Oil and gas
BMI has commented that the Taiwanese economy is heavily reliant upon oil and natural gas exports, particularly from the Middle East. BMI has also said that the country held its own during the 2008/9 financial crisis and its export based economy will invariably need a variety of sources of energy in the years to come. The oil price drop of last year has allowed Taiwan to both capitalise on more imports, but also diversify the origins. In the years to come, the future of LNG, the capacity of Russian gas exports to penetrate the East, and the opening up of Iran for more trade, according to BMI, will have significant impact on Taiwan’s natural gas consumption.

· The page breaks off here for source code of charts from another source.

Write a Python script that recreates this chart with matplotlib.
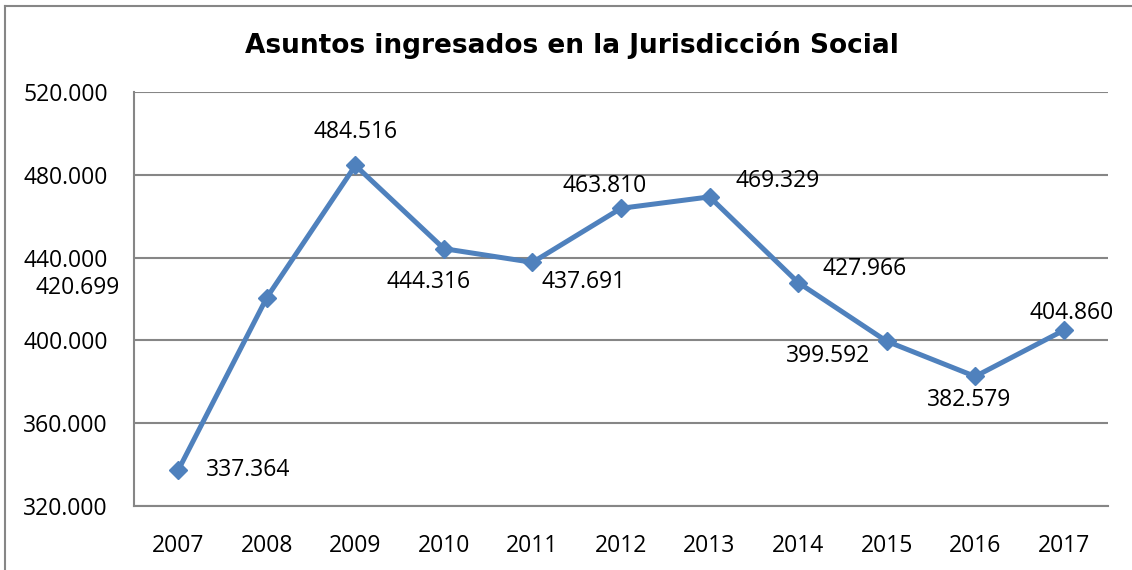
import matplotlib
matplotlib.use('Agg')
import matplotlib.pyplot as plt
from matplotlib.lines import Line2D
from matplotlib.ticker import FuncFormatter

years = ['2007', '2008', '2009', '2010', '2011', '2012', '2013', '2014', '2015', '2016', '2017']
asuntos = [337364, 420699, 484516, 444316, 437691, 463810, 469329, 427966, 399592, 382579, 404860]

# label offsets in pixels, as placed in the original chart
label_dx = [70, -189, 0, -15, 51, -16, 68, 67, -59, -6, 8]
label_dy = [0, 10, 33, -33, -20, 22, 16, 14, -15, -24, 17]

def miles(v, pos=None):
    return f'{v:,.0f}'.replace(',', '.')

fig = plt.figure(figsize=(11.32, 5.70), dpi=100)
ax = fig.add_axes([0.1184, 0.1123, 0.8604, 0.7263])

x = range(len(years))
ax.plot(x, asuntos, color='#4F81BD', linewidth=3.6, marker='D', markersize=9.5,
        markerfacecolor='#4F81BD', markeredgecolor='#4F81BD', zorder=3)

for i, v in enumerate(asuntos):
    ax.annotate(miles(v), (i, v), xytext=(label_dx[i], label_dy[i]),
                textcoords='offset pixels', ha='center', va='center',
                fontsize=16.5, family='Open Sans', color='black')

ax.set_xlim(-0.5, len(years) - 0.5)
ax.set_ylim(320000, 520000)
ax.set_yticks(range(320000, 520001, 40000))
ax.yaxis.set_major_formatter(FuncFormatter(miles))
ax.set_xticks(list(x))
ax.set_xticklabels(years)
ax.tick_params(length=0, labelsize=16.5)
ax.tick_params(axis='x', pad=20)
ax.tick_params(axis='y', pad=18.7)
for lab in ax.get_xticklabels() + ax.get_yticklabels():
    lab.set_family('Open Sans')

ax.grid(axis='y', color='#868686', linewidth=1.5)
ax.set_axisbelow(True)
for s in ['top', 'right']:
    ax.spines[s].set_visible(False)
for s in ['left', 'bottom']:
    ax.spines[s].set_color('#868686')
    ax.spines[s].set_linewidth(1.5)

fig.text(0.505, 0.921, 'Asuntos ingresados en la Jurisdicción Social',
         ha='center', va='center', fontsize=19, fontweight='bold',
         family='DejaVu Sans')

# outer chart frame (left and top visible)
fig.add_artist(Line2D([4.5 / 1132, 4.5 / 1132], [0, 1 - 6 / 570],
                      transform=fig.transFigure, color='#868686', linewidth=1.5))
fig.add_artist(Line2D([4.5 / 1132, 1], [1 - 6 / 570, 1 - 6 / 570],
                      transform=fig.transFigure, color='#868686', linewidth=1.5))

fig.savefig('out.png', dpi=100)
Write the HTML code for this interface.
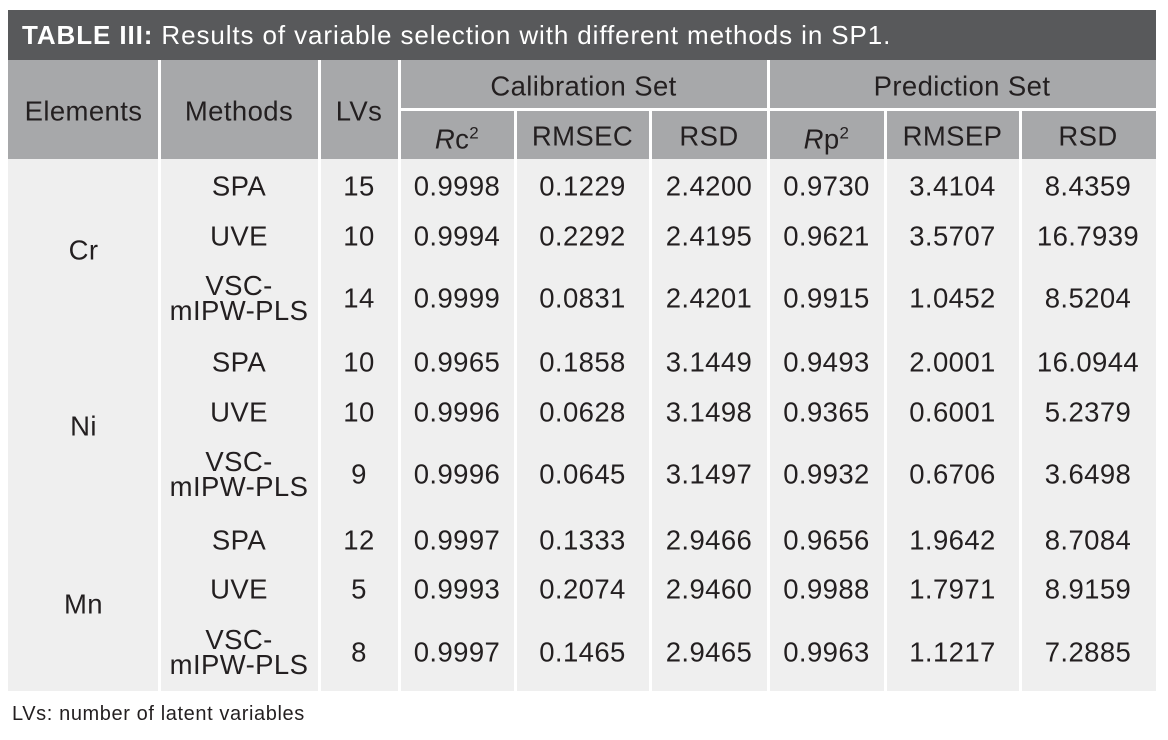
<!DOCTYPE html>
<html><head><meta charset="utf-8"><style>
body{margin:0;width:1168px;height:740px;background:#fff;font-family:"Liberation Sans",sans-serif;position:relative;overflow:hidden}
.t{position:absolute;left:8px;top:10px;width:1148px;height:50px;background:#58595b;color:#fff;font-size:26px;letter-spacing:0.9px;line-height:50px;padding-left:14px;box-sizing:border-box;white-space:nowrap}
.hd{position:absolute;left:8px;top:60px;width:1148px;height:99px;background:#a7a8aa}
.bd{position:absolute;left:8px;top:159px;width:1148px;height:532px;background:#efefef}
.v{position:absolute;width:3px;background:#fff}
.h{position:absolute;height:3px;background:#fff}
.c{position:absolute;text-align:center;color:#231f20;font-size:27.5px;letter-spacing:0.4px;line-height:25px;transform:translateY(-50%);white-space:nowrap}
.f{position:absolute;left:12px;top:703px;font-size:20px;letter-spacing:0.6px;color:#231f20}
</style></head><body>
<div class="t"><b>TABLE III:</b> Results of variable selection with different methods in SP1.</div>
<div class="hd"></div>
<div class="bd"></div>
<div id="lines"></div>
<div id="cells"></div>
<div class="f">LVs: number of latent variables</div>
<script>
const edges=[8,159,319,399,515,650,768,885,1020,1156];
const headers=["Elements","Methods","LVs"];
const subHeaders=["<i>R</i>c<sup style='font-size:17px'>2</sup>","RMSEC","RSD","<i>R</i>p<sup style='font-size:17px'>2</sup>","RMSEP","RSD"];
const elements=["Cr","Ni","Mn"];
const methods=["SPA","UVE","VSC-<br>mIPW-PLS"];
const rows=[
["15","0.9998","0.1229","2.4200","0.9730","3.4104","8.4359"],
["10","0.9994","0.2292","2.4195","0.9621","3.5707","16.7939"],
["14","0.9999","0.0831","2.4201","0.9915","1.0452","8.5204"],
["10","0.9965","0.1858","3.1449","0.9493","2.0001","16.0944"],
["10","0.9996","0.0628","3.1498","0.9365","0.6001","5.2379"],
["9","0.9996","0.0645","3.1497","0.9932","0.6706","3.6498"],
["12","0.9997","0.1333","2.9466","0.9656","1.9642","8.7084"],
["5","0.9993","0.2074","2.9460","0.9988","1.7971","8.9159"],
["8","0.9997","0.1465","2.9465","0.9963","1.1217","7.2885"]];
const rowY=[186,236,298,362,412,474,540,589,652];
const L=document.getElementById('lines'),C=document.getElementById('cells');
for(let i=1;i<edges.length-1;i++){const d=document.createElement('div');d.className='v';


const top=(i>=4&&i!==6)?110:60;d.style.left=(edges[i]-1)+'px';d.style.top=top+'px';d.style.height=(691-top)+'px';L.appendChild(d);}
const hl=document.createElement('div');hl.className='h';


hl.style.left='399px';hl.style.top='108px';hl.style.width='757px';L.appendChild(hl);
function cell(html,c0,c1,y,name){const d=document.createElement('div');d.className='c';


d.style.left=edges[c0]+'px';d.style.width=(edges[c1]-edges[c0])+'px';d.style.top=y+'px';d.innerHTML=html;C.appendChild(d);return d;}
headers.forEach((h,i)=>cell(h,i,i+1,111,'header-cell'));
cell('Calibration Set',3,6,86,'header-group');
cell('Prediction Set',6,9,86,'header-group');
subHeaders.forEach((h,i)=>cell(h,i+3,i+4,136,'subheader-cell'));
elements.forEach((e,g)=>cell(e,0,1,(rowY[g*3]+rowY[g*3+2])/2+8,'element-label'));
rows.forEach((r,i)=>{cell(methods[i%3],1,2,rowY[i],'method-cell');r.forEach((v,j)=>cell(v,j+2,j+3,rowY[i],'value-cell'));});
</script>
</body></html>
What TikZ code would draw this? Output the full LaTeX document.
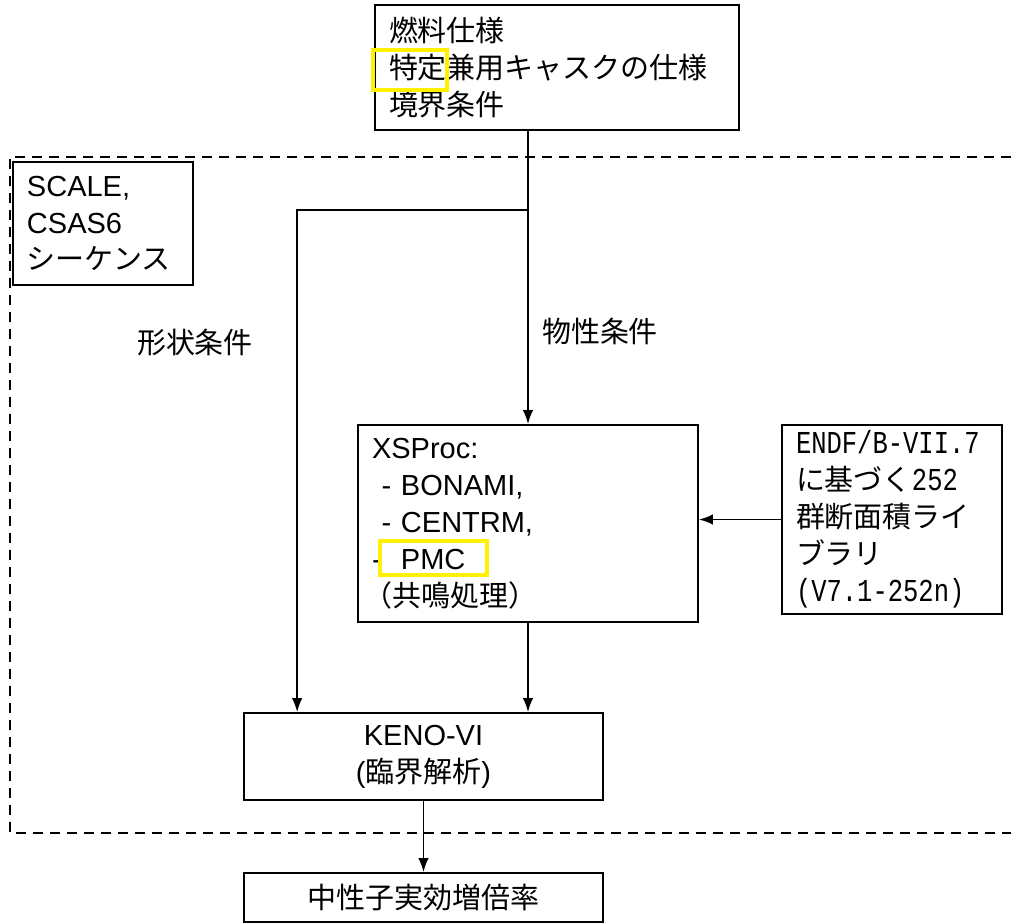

BMI has pointed out that similarly to Japan and Australia, the scaling back of Taiwan’s refined oil production primarily due to the closure of the Kaohsiung refinery this year, will add pressure to existing refineries to compensate the decrease in production. However, BMI has said that there is also an opportunity to begin revamping older, and much needed refineries to boost the overspill utilisation rate of refining in the country. Its main market for refined exports is Asia, though East Africa and the Middle East are potential growing markets for refined oil from the country. Qatar is to remain an important source of LNG, though Papua New Guinea and the US could be increasingly important suppliers of LNG to Taiwan.
According to BMI, Taiwan’s petrochemicals industry depends on its ability to compete within the Asian market. BMI has stated that the island could find itself crowded out as a result of rising Chinese self sufficiency and growth in low cost shale based ethane fed production in the US. Last year, BMI reports that Taiwan saw the beginning of a recovery in petrochemicals in line with overall manufacturing growth. Among the strongest end use markets was the automotive industry, which helped offset lacklustre performance in other segments. Nevertheless, the country has a small domestic market, relatively high labour costs compared with its neighbours, a strong environmentalist lobby and a large volume of FDI.
BMI has said that producers on the island will need to improve external competitiveness if they are to boost output. This will however depend on securing a reduction in tariffs on petrochemical exports to China to boost the competitive edge in the huge mainland market.